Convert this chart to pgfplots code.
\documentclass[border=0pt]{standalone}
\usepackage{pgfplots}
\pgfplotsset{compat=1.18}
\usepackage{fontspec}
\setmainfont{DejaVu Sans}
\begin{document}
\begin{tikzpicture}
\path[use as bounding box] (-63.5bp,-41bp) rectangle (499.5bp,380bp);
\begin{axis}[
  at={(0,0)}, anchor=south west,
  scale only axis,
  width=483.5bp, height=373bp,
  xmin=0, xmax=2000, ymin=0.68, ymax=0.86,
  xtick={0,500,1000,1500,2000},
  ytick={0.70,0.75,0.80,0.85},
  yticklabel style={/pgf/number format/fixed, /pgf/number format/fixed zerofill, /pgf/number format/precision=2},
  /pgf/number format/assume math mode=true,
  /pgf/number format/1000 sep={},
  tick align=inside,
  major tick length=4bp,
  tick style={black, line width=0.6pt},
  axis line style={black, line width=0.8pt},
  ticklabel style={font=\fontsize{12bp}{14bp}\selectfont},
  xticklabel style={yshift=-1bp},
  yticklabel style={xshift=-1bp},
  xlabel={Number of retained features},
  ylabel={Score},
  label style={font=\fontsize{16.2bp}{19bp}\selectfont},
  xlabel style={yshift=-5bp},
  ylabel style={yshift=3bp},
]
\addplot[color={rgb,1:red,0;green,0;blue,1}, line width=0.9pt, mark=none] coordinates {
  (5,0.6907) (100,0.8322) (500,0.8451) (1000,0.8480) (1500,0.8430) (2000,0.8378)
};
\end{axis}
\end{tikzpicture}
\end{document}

★ ★ ★ ★ ★

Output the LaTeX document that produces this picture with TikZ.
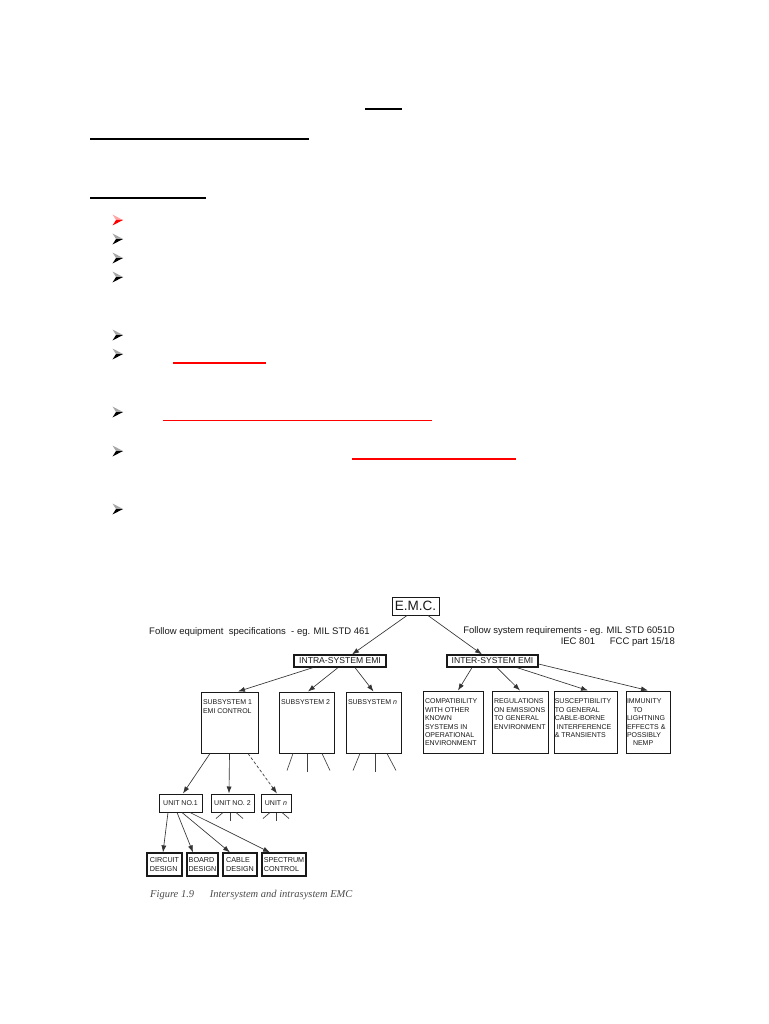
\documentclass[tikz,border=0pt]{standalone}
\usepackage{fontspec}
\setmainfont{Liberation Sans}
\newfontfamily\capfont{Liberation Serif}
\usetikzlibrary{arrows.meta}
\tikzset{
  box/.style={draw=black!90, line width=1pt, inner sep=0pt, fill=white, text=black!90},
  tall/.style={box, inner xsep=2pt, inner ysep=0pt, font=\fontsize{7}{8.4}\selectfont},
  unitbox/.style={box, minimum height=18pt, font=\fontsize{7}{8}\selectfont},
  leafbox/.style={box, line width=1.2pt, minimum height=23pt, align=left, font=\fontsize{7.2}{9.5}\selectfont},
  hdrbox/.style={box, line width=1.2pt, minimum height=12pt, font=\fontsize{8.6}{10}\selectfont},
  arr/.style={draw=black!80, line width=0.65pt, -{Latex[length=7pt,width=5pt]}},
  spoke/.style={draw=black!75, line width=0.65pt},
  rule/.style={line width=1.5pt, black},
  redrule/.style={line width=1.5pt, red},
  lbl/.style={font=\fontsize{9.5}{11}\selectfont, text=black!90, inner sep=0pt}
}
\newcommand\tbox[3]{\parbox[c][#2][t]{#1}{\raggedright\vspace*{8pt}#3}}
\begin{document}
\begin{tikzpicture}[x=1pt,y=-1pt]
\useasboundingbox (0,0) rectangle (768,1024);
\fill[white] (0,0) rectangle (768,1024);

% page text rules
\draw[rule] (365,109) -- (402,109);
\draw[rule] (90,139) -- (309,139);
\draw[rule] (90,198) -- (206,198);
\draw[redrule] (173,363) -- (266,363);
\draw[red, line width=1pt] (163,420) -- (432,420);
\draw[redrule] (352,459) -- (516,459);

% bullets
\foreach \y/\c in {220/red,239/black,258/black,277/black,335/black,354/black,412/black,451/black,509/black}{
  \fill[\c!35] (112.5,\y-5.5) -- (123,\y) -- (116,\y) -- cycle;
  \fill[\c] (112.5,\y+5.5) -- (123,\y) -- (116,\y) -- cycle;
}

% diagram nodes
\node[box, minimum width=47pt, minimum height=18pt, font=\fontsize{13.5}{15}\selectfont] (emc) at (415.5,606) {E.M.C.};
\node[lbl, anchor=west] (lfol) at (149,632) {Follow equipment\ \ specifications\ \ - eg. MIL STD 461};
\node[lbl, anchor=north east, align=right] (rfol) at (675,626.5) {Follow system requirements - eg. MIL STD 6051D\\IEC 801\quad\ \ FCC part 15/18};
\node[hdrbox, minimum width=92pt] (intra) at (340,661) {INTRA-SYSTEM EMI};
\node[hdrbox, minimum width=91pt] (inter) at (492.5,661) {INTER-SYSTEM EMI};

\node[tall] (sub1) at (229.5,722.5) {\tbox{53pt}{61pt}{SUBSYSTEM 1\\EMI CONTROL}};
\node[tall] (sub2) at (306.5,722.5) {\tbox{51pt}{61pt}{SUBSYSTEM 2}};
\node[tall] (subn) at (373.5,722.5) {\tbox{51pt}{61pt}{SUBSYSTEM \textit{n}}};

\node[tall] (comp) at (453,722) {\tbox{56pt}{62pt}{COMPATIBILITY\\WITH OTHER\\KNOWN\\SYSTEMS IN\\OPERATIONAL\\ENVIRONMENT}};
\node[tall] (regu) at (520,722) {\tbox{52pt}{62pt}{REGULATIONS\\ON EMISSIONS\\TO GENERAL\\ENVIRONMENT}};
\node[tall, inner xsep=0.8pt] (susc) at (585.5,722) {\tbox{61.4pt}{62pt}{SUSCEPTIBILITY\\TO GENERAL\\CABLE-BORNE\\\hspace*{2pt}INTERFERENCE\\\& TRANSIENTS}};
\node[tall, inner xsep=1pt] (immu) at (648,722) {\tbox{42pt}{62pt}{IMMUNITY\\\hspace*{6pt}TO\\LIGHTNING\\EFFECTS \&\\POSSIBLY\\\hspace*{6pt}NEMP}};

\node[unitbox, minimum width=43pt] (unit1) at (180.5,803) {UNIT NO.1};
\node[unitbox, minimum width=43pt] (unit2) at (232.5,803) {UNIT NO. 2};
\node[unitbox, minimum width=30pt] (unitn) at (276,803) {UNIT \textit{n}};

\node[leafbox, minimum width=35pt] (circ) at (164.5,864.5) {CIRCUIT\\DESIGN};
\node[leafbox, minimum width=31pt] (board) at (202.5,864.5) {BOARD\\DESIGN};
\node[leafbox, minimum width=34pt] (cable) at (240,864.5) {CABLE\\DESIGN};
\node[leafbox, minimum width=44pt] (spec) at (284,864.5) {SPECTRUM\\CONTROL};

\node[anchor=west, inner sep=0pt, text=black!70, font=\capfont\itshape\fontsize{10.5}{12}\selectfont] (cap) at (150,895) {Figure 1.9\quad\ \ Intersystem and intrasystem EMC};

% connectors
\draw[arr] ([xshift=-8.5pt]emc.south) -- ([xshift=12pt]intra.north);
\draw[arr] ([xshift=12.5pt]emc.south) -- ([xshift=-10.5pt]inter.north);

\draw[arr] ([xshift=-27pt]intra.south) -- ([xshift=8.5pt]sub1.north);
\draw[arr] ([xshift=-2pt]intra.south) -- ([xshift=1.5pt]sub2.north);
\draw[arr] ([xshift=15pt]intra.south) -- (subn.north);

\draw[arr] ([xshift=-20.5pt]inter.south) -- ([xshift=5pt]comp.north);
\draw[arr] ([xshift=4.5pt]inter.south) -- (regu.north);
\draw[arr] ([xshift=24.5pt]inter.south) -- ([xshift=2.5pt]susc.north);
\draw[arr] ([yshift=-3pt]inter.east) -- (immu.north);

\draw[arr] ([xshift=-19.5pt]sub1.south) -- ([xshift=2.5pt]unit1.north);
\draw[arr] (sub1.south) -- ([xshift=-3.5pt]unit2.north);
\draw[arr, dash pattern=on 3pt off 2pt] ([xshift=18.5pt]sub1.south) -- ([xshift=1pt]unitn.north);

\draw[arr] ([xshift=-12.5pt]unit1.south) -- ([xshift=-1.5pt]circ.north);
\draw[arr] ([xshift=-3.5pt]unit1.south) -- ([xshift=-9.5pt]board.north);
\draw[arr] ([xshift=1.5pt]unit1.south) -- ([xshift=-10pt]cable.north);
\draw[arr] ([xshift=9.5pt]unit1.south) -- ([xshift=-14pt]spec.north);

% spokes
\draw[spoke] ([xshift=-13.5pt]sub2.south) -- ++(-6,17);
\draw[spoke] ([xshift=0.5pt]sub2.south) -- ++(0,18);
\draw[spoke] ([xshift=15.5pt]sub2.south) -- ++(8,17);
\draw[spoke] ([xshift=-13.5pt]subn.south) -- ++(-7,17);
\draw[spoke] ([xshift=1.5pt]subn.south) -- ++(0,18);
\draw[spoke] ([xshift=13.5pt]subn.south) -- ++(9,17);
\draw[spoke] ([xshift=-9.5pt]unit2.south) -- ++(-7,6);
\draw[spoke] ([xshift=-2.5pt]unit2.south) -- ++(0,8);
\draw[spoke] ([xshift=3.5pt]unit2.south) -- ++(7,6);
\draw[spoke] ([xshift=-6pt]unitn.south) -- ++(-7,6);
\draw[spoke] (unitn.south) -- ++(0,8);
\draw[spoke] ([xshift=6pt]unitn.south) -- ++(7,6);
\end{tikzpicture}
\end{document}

★ ★ ★ ★ ★

**Objective**. Pick out every line holding the string "this" and return it.

**Expected answer**.
Convert this chart to pgfplots code.
Output the LaTeX document that produces this picture with TikZ.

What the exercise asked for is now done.